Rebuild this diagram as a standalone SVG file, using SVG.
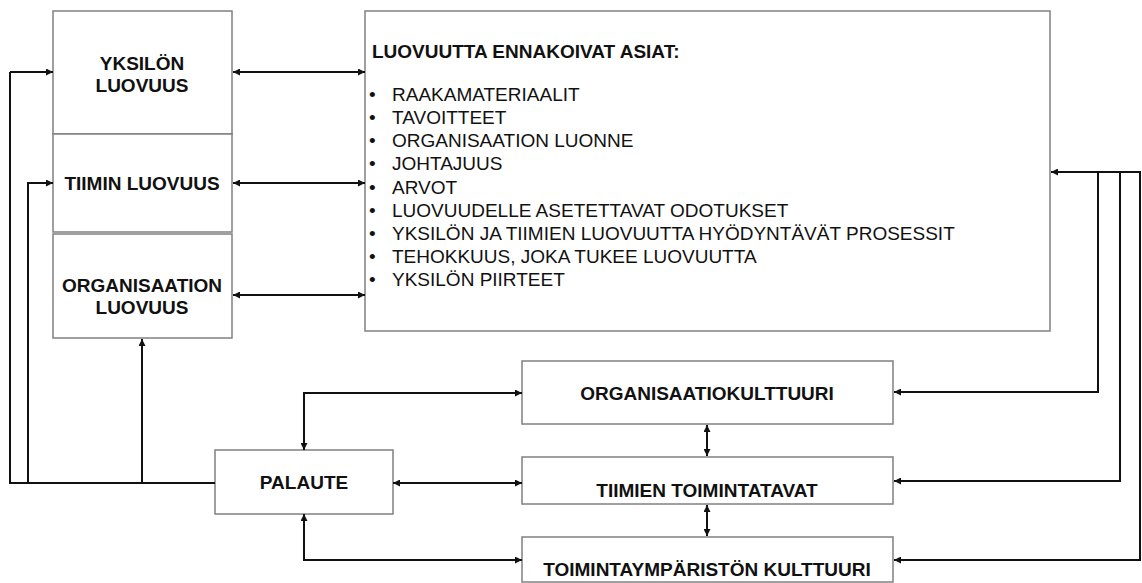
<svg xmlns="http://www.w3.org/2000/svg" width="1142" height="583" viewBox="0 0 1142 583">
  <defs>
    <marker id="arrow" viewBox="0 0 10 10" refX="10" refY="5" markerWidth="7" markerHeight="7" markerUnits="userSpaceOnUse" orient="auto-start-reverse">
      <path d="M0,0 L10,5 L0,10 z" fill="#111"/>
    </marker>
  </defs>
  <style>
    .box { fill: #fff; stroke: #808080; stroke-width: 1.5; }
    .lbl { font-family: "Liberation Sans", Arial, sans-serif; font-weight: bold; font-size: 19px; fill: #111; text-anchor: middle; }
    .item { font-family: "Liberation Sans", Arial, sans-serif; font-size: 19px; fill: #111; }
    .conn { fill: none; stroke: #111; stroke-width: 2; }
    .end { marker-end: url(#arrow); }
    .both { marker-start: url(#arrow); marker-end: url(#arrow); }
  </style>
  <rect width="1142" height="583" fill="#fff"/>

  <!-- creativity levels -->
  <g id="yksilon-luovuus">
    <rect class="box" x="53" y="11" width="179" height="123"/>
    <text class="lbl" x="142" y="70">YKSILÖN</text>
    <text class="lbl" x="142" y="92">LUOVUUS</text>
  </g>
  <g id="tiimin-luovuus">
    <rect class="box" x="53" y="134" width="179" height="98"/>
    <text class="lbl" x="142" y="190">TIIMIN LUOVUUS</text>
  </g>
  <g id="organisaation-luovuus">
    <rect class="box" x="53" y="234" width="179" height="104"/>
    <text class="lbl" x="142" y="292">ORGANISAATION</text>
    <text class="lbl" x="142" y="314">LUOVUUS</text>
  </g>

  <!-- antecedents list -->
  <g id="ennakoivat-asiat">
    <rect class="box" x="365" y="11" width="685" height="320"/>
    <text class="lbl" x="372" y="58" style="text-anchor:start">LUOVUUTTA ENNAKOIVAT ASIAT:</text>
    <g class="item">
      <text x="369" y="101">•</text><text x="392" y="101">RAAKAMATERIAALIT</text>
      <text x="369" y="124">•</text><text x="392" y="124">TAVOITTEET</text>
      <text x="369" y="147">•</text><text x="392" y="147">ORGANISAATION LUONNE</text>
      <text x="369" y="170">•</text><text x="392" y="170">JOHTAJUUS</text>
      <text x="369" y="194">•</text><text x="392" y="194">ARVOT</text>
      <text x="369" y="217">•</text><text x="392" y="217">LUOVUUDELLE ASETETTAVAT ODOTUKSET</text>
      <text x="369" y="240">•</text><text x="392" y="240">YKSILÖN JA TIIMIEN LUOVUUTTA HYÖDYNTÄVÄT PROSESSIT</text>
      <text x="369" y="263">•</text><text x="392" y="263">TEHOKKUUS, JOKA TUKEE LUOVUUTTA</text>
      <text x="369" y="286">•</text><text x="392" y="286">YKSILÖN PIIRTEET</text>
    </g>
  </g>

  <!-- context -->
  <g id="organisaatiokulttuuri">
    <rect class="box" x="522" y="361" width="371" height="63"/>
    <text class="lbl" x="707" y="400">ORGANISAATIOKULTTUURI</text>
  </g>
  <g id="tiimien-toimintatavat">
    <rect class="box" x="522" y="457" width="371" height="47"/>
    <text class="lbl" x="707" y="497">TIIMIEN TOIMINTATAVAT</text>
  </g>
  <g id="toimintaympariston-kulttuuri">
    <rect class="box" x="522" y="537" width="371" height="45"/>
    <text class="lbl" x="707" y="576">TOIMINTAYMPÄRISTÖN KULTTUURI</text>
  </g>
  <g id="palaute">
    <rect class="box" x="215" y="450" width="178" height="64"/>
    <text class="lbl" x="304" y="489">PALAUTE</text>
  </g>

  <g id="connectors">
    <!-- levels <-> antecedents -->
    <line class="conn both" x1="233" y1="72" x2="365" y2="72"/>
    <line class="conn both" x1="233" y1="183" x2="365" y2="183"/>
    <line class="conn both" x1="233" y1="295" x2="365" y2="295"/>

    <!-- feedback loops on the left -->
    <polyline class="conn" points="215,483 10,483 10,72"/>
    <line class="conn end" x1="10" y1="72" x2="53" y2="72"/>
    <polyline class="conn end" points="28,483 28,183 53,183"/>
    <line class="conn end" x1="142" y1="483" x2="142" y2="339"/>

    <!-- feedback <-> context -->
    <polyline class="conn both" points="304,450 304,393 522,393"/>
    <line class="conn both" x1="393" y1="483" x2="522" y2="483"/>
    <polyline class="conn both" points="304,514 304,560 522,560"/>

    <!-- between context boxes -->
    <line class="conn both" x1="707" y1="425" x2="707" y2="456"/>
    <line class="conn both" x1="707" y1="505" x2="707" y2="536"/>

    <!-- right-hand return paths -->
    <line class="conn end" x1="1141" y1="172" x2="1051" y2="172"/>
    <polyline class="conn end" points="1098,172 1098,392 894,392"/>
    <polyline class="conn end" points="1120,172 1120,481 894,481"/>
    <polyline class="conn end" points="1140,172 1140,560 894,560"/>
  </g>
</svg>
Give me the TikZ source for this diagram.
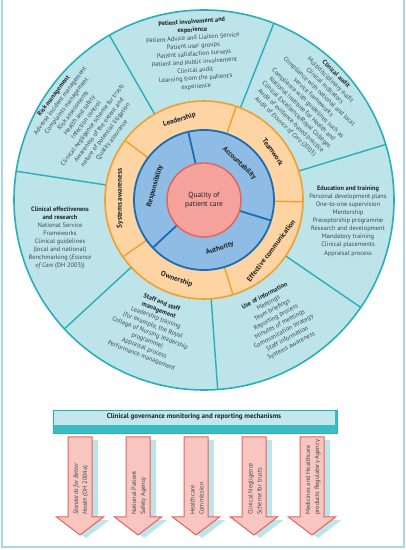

■ PROBLEM TO SOLVE ■
Output the records above exactly as they are, leaving out the pictures.

■ THE ANSWER ■
Rebuild this diagram as a standalone SVG file, using SVG.
<svg xmlns="http://www.w3.org/2000/svg" width="1142" height="583" viewBox="0 0 1142 583">
  <defs>
    <marker id="arrow" viewBox="0 0 10 10" refX="10" refY="5" markerWidth="7" markerHeight="7" markerUnits="userSpaceOnUse" orient="auto-start-reverse">
      <path d="M0,0 L10,5 L0,10 z" fill="#111"/>
    </marker>
  </defs>
  <style>
    .box { fill: #fff; stroke: #808080; stroke-width: 1.5; }
    .lbl { font-family: "Liberation Sans", Arial, sans-serif; font-weight: bold; font-size: 19px; fill: #111; text-anchor: middle; }
    .item { font-family: "Liberation Sans", Arial, sans-serif; font-size: 19px; fill: #111; }
    .conn { fill: none; stroke: #111; stroke-width: 2; }
    .end { marker-end: url(#arrow); }
    .both { marker-start: url(#arrow); marker-end: url(#arrow); }
  </style>
  <rect width="1142" height="583" fill="#fff"/>

  <!-- creativity levels -->
  <g id="yksilon-luovuus">
    <rect class="box" x="53" y="11" width="179" height="123"/>
    <text class="lbl" x="142" y="70">YKSILÖN</text>
    <text class="lbl" x="142" y="92">LUOVUUS</text>
  </g>
  <g id="tiimin-luovuus">
    <rect class="box" x="53" y="134" width="179" height="98"/>
    <text class="lbl" x="142" y="190">TIIMIN LUOVUUS</text>
  </g>
  <g id="organisaation-luovuus">
    <rect class="box" x="53" y="234" width="179" height="104"/>
    <text class="lbl" x="142" y="292">ORGANISAATION</text>
    <text class="lbl" x="142" y="314">LUOVUUS</text>
  </g>

  <!-- antecedents list -->
  <g id="ennakoivat-asiat">
    <rect class="box" x="365" y="11" width="685" height="320"/>
    <text class="lbl" x="372" y="58" style="text-anchor:start">LUOVUUTTA ENNAKOIVAT ASIAT:</text>
    <g class="item">
      <text x="369" y="101">•</text><text x="392" y="101">RAAKAMATERIAALIT</text>
      <text x="369" y="124">•</text><text x="392" y="124">TAVOITTEET</text>
      <text x="369" y="147">•</text><text x="392" y="147">ORGANISAATION LUONNE</text>
      <text x="369" y="170">•</text><text x="392" y="170">JOHTAJUUS</text>
      <text x="369" y="194">•</text><text x="392" y="194">ARVOT</text>
      <text x="369" y="217">•</text><text x="392" y="217">LUOVUUDELLE ASETETTAVAT ODOTUKSET</text>
      <text x="369" y="240">•</text><text x="392" y="240">YKSILÖN JA TIIMIEN LUOVUUTTA HYÖDYNTÄVÄT PROSESSIT</text>
      <text x="369" y="263">•</text><text x="392" y="263">TEHOKKUUS, JOKA TUKEE LUOVUUTTA</text>
      <text x="369" y="286">•</text><text x="392" y="286">YKSILÖN PIIRTEET</text>
    </g>
  </g>

  <!-- context -->
  <g id="organisaatiokulttuuri">
    <rect class="box" x="522" y="361" width="371" height="63"/>
    <text class="lbl" x="707" y="400">ORGANISAATIOKULTTUURI</text>
  </g>
  <g id="tiimien-toimintatavat">
    <rect class="box" x="522" y="457" width="371" height="47"/>
    <text class="lbl" x="707" y="497">TIIMIEN TOIMINTATAVAT</text>
  </g>
  <g id="toimintaympariston-kulttuuri">
    <rect class="box" x="522" y="537" width="371" height="45"/>
    <text class="lbl" x="707" y="576">TOIMINTAYMPÄRISTÖN KULTTUURI</text>
  </g>
  <g id="palaute">
    <rect class="box" x="215" y="450" width="178" height="64"/>
    <text class="lbl" x="304" y="489">PALAUTE</text>
  </g>

  <g id="connectors">
    <!-- levels <-> antecedents -->
    <line class="conn both" x1="233" y1="72" x2="365" y2="72"/>
    <line class="conn both" x1="233" y1="183" x2="365" y2="183"/>
    <line class="conn both" x1="233" y1="295" x2="365" y2="295"/>

    <!-- feedback loops on the left -->
    <polyline class="conn" points="215,483 10,483 10,72"/>
    <line class="conn end" x1="10" y1="72" x2="53" y2="72"/>
    <polyline class="conn end" points="28,483 28,183 53,183"/>
    <line class="conn end" x1="142" y1="483" x2="142" y2="339"/>

    <!-- feedback <-> context -->
    <polyline class="conn both" points="304,450 304,393 522,393"/>
    <line class="conn both" x1="393" y1="483" x2="522" y2="483"/>
    <polyline class="conn both" points="304,514 304,560 522,560"/>

    <!-- between context boxes -->
    <line class="conn both" x1="707" y1="425" x2="707" y2="456"/>
    <line class="conn both" x1="707" y1="505" x2="707" y2="536"/>

    <!-- right-hand return paths -->
    <line class="conn end" x1="1141" y1="172" x2="1051" y2="172"/>
    <polyline class="conn end" points="1098,172 1098,392 894,392"/>
    <polyline class="conn end" points="1120,172 1120,481 894,481"/>
    <polyline class="conn end" points="1140,172 1140,560 894,560"/>
  </g>
</svg>
Give me the TikZ source for this diagram.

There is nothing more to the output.